■ WORK REQUIRED
Search the data for the word "document" and copy every line that contains it.

Code that draws figures:
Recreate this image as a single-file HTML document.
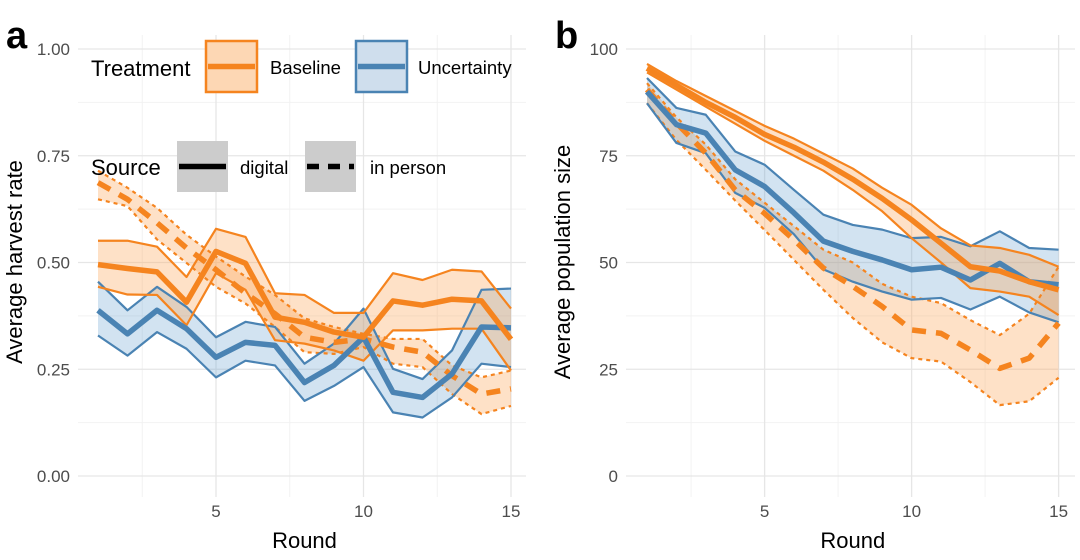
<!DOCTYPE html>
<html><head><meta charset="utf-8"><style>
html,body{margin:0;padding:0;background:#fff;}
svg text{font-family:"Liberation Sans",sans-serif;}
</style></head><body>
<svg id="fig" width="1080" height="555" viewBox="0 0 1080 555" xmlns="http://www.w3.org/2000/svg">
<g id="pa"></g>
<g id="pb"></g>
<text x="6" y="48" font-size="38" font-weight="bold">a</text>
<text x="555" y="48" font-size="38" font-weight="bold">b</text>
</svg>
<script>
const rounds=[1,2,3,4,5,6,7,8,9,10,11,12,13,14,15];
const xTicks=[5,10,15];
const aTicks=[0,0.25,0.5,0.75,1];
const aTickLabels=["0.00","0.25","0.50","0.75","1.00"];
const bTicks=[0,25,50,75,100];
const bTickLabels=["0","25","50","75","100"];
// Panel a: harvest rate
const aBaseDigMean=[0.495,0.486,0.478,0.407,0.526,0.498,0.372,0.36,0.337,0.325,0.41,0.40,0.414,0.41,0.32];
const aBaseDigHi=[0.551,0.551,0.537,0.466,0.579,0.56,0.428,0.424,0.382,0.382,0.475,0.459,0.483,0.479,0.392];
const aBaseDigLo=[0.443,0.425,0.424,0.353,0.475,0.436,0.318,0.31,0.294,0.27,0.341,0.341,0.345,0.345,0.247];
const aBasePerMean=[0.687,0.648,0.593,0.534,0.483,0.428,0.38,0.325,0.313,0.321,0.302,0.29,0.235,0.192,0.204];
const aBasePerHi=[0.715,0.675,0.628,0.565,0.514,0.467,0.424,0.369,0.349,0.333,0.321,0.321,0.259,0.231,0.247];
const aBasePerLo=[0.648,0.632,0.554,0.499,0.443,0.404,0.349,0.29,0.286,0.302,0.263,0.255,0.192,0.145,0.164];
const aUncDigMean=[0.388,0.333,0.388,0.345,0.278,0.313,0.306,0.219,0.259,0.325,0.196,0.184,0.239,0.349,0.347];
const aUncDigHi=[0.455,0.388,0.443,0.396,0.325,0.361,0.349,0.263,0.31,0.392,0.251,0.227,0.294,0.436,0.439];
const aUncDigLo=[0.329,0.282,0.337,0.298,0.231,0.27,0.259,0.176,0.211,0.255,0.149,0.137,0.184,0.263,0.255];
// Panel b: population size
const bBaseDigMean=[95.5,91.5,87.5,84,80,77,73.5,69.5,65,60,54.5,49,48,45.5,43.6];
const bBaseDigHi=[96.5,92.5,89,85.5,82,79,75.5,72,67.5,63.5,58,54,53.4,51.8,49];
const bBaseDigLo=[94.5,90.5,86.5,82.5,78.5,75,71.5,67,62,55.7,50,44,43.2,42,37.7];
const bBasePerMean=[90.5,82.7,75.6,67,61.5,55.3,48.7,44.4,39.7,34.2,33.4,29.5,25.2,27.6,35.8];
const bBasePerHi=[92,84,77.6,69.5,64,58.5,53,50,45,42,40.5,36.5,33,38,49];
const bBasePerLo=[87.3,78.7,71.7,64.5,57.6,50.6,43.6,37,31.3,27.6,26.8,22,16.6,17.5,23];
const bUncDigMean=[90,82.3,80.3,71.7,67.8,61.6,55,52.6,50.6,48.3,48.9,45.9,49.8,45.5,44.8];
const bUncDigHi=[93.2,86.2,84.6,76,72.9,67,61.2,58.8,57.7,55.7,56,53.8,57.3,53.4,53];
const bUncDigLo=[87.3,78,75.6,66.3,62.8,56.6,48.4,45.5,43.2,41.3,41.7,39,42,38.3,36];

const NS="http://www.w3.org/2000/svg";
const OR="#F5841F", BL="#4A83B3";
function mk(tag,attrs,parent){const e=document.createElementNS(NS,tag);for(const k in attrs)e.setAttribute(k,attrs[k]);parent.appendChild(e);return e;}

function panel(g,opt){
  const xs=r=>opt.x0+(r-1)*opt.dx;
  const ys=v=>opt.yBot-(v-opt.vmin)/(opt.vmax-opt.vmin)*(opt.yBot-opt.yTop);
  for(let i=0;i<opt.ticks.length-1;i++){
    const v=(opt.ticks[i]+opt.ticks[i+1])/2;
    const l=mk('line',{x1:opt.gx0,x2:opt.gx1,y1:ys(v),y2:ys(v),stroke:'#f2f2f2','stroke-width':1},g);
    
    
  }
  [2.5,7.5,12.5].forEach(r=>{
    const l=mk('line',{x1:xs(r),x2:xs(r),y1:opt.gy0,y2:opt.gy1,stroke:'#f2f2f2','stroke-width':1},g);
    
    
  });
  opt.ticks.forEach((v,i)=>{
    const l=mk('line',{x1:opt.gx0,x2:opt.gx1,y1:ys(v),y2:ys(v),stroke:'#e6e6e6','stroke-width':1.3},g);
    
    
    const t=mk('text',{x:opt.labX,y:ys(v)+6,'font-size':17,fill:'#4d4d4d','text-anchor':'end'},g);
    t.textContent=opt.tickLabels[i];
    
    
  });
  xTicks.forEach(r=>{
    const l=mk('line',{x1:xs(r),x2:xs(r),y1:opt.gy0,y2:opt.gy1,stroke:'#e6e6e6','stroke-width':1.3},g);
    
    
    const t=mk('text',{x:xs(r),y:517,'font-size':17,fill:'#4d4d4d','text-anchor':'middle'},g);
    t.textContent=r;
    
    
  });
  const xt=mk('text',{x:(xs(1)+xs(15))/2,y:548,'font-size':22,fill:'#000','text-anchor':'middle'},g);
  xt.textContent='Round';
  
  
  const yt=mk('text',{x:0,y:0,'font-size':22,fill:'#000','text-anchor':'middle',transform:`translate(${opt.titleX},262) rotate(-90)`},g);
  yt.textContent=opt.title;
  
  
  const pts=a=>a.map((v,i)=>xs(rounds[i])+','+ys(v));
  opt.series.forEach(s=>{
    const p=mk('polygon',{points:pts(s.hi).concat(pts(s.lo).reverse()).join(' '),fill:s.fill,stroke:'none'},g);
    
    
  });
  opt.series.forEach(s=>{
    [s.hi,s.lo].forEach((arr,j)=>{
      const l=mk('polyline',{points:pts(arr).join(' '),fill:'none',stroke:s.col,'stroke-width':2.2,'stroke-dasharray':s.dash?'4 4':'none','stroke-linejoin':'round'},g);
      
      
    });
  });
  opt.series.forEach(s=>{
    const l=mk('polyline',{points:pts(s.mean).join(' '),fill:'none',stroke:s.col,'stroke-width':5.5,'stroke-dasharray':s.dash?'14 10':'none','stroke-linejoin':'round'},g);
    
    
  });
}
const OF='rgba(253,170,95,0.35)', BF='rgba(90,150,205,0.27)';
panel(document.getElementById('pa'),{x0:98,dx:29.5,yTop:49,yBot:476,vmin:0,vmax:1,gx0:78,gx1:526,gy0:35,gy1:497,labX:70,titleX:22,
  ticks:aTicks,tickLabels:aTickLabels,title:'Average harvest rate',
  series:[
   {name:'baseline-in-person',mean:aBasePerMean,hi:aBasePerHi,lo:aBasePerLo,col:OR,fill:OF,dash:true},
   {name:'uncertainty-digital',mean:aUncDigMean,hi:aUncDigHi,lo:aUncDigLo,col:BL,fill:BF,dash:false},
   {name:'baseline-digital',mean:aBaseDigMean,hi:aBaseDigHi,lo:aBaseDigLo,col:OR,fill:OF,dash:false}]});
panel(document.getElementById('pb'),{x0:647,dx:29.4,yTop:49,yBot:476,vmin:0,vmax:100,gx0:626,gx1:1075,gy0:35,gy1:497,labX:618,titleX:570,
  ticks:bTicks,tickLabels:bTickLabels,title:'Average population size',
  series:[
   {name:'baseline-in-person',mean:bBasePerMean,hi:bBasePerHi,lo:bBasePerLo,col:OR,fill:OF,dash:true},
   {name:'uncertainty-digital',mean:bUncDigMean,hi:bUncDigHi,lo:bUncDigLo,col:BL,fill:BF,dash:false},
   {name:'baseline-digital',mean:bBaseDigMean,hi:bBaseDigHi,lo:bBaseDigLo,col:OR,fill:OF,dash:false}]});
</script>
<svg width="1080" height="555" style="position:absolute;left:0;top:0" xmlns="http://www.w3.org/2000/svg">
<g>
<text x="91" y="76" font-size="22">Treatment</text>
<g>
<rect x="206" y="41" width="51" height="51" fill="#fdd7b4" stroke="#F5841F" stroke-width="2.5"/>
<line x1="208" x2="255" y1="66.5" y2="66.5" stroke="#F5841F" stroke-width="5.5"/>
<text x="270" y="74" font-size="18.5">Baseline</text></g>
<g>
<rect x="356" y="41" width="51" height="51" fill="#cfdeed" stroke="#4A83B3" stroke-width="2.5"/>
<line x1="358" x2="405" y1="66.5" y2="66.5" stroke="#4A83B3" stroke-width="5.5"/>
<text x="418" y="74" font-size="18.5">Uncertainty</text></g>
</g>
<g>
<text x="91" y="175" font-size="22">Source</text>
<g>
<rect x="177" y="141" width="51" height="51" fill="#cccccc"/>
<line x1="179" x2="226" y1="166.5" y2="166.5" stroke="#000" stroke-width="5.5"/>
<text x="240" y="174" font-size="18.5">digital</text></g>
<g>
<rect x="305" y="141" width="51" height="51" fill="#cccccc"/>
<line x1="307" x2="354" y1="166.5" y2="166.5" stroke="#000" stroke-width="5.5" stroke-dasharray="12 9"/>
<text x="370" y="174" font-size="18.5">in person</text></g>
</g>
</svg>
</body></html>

---

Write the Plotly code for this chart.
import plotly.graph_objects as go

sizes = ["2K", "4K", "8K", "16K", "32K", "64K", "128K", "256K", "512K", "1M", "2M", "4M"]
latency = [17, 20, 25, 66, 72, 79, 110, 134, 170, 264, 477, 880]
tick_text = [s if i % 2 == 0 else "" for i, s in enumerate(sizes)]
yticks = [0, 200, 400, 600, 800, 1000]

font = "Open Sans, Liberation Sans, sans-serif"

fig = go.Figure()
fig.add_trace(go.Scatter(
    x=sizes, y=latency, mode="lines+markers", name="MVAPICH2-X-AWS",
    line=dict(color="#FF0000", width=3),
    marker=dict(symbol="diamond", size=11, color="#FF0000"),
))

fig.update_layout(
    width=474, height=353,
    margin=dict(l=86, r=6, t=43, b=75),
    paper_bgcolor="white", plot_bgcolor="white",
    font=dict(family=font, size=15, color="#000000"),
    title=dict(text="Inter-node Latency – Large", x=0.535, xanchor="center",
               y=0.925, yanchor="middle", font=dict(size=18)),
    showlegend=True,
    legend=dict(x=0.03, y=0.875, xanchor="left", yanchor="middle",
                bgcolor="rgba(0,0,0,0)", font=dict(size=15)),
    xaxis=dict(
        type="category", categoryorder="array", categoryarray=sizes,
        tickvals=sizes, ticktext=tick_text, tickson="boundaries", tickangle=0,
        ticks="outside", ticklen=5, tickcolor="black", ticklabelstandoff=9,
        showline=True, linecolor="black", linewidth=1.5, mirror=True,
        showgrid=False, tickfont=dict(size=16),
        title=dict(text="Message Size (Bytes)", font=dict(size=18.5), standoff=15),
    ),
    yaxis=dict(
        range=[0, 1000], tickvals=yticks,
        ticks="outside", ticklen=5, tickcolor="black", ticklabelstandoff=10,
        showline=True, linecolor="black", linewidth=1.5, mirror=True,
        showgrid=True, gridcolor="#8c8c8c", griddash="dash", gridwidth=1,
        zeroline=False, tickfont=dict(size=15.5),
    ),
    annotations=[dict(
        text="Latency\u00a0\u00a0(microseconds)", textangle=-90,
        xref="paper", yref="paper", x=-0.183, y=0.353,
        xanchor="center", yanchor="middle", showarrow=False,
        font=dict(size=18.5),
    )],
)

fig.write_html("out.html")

■ ANSWER TO THE PROBLEM
Recreate this image as a single-file HTML document.
function mk(tag,attrs,parent){const e=document.createElementNS(NS,tag);for(const k in attrs)e.setAttribute(k,attrs[k]);parent.appendChild(e);return e;}
panel(document.getElementById('pa'),{x0:98,dx:29.5,yTop:49,yBot:476,vmin:0,vmax:1,gx0:78,gx1:526,gy0:35,gy1:497,labX:70,titleX:22,
panel(document.getElementById('pb'),{x0:647,dx:29.4,yTop:49,yBot:476,vmin:0,vmax:100,gx0:626,gx1:1075,gy0:35,gy1:497,labX:618,titleX:570,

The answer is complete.